• DATA SECTION
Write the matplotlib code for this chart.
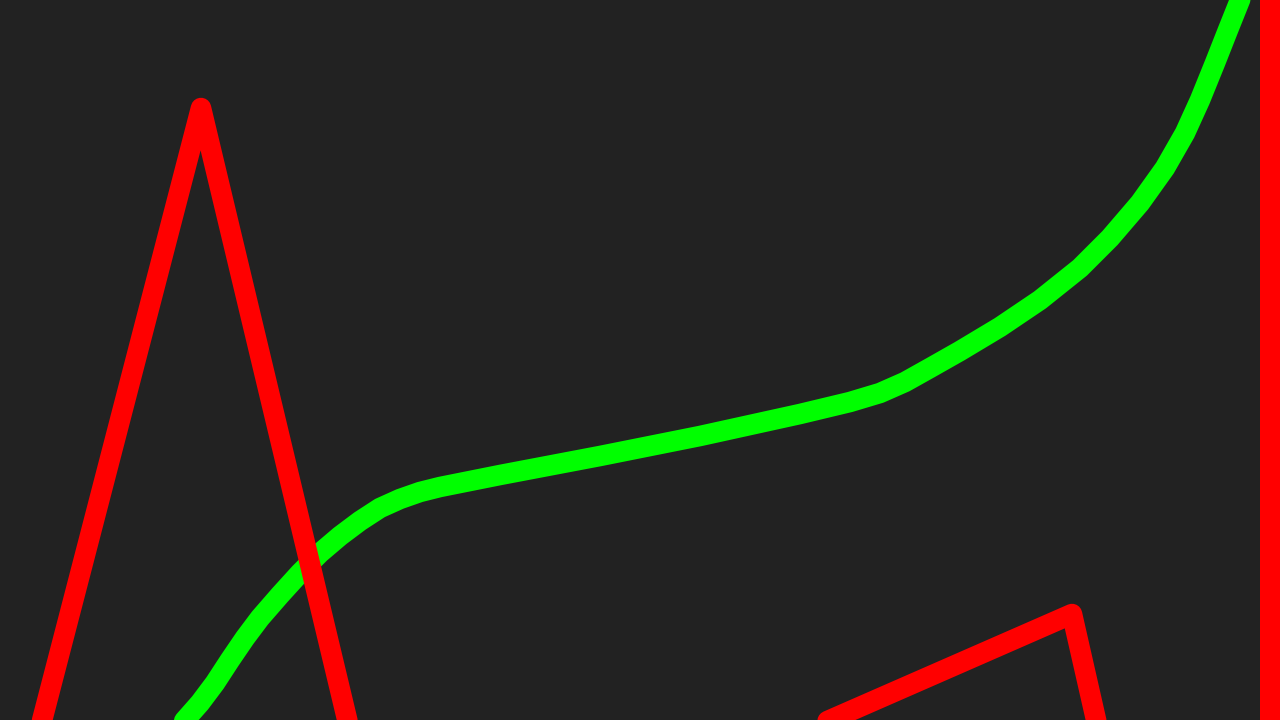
import matplotlib
matplotlib.use("Agg")
import matplotlib.pyplot as plt

# Data (in screen-space units of the reference, y grows downward)
red_x = [24, 201, 364, 670, 1072, 1112]
red_y = [790, 108, 790, 790, 614, 790]

green_x = [160, 185, 200, 215, 230, 245, 260, 280, 300, 320, 340, 360, 380,
           400, 420, 440, 470, 500, 600, 700, 800, 850, 880, 905, 930, 960,
           1000, 1040, 1080, 1110, 1140, 1165, 1185, 1200, 1215, 1228, 1240, 1252]
green_y = [750, 720, 703, 683, 660, 638, 618, 595, 573, 553, 536, 521, 508,
           499, 492, 487, 481, 475, 456, 436, 414, 402, 393, 382, 368, 351,
           327, 300, 268, 238, 203, 168, 133, 100, 63, 30, 0, -35]

edge_x = [1272, 1272]
edge_y = [-20, 740]

BG = "#222222"
RED = "#ff0000"
GREEN = "#00ff00"
LW = 20.5 * 72 / 100  # ~20 px

fig = plt.figure(figsize=(12.8, 7.2), dpi=100, facecolor=BG)
ax = fig.add_axes([0, 0, 1, 1])
ax.set_facecolor(BG)
ax.set_xlim(0, 1280)
ax.set_ylim(720, 0)
ax.axis("off")

ax.plot(green_x, green_y, color=GREEN, lw=LW, solid_joinstyle="round", solid_capstyle="round")
ax.plot(red_x, red_y, color=RED, lw=LW, solid_joinstyle="round", solid_capstyle="round")
ax.plot(edge_x, edge_y, color=RED, lw=24 * 72 / 100, solid_capstyle="butt")

fig.savefig("out.png", dpi=100, facecolor=BG)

• EXERCISE GOAL
Look through the data and gather every line with the string "matplotlib" in it.

• ANSWER TO THIS EXERCISE
Write the matplotlib code for this chart.
import matplotlib
matplotlib.use("Agg")
import matplotlib.pyplot as plt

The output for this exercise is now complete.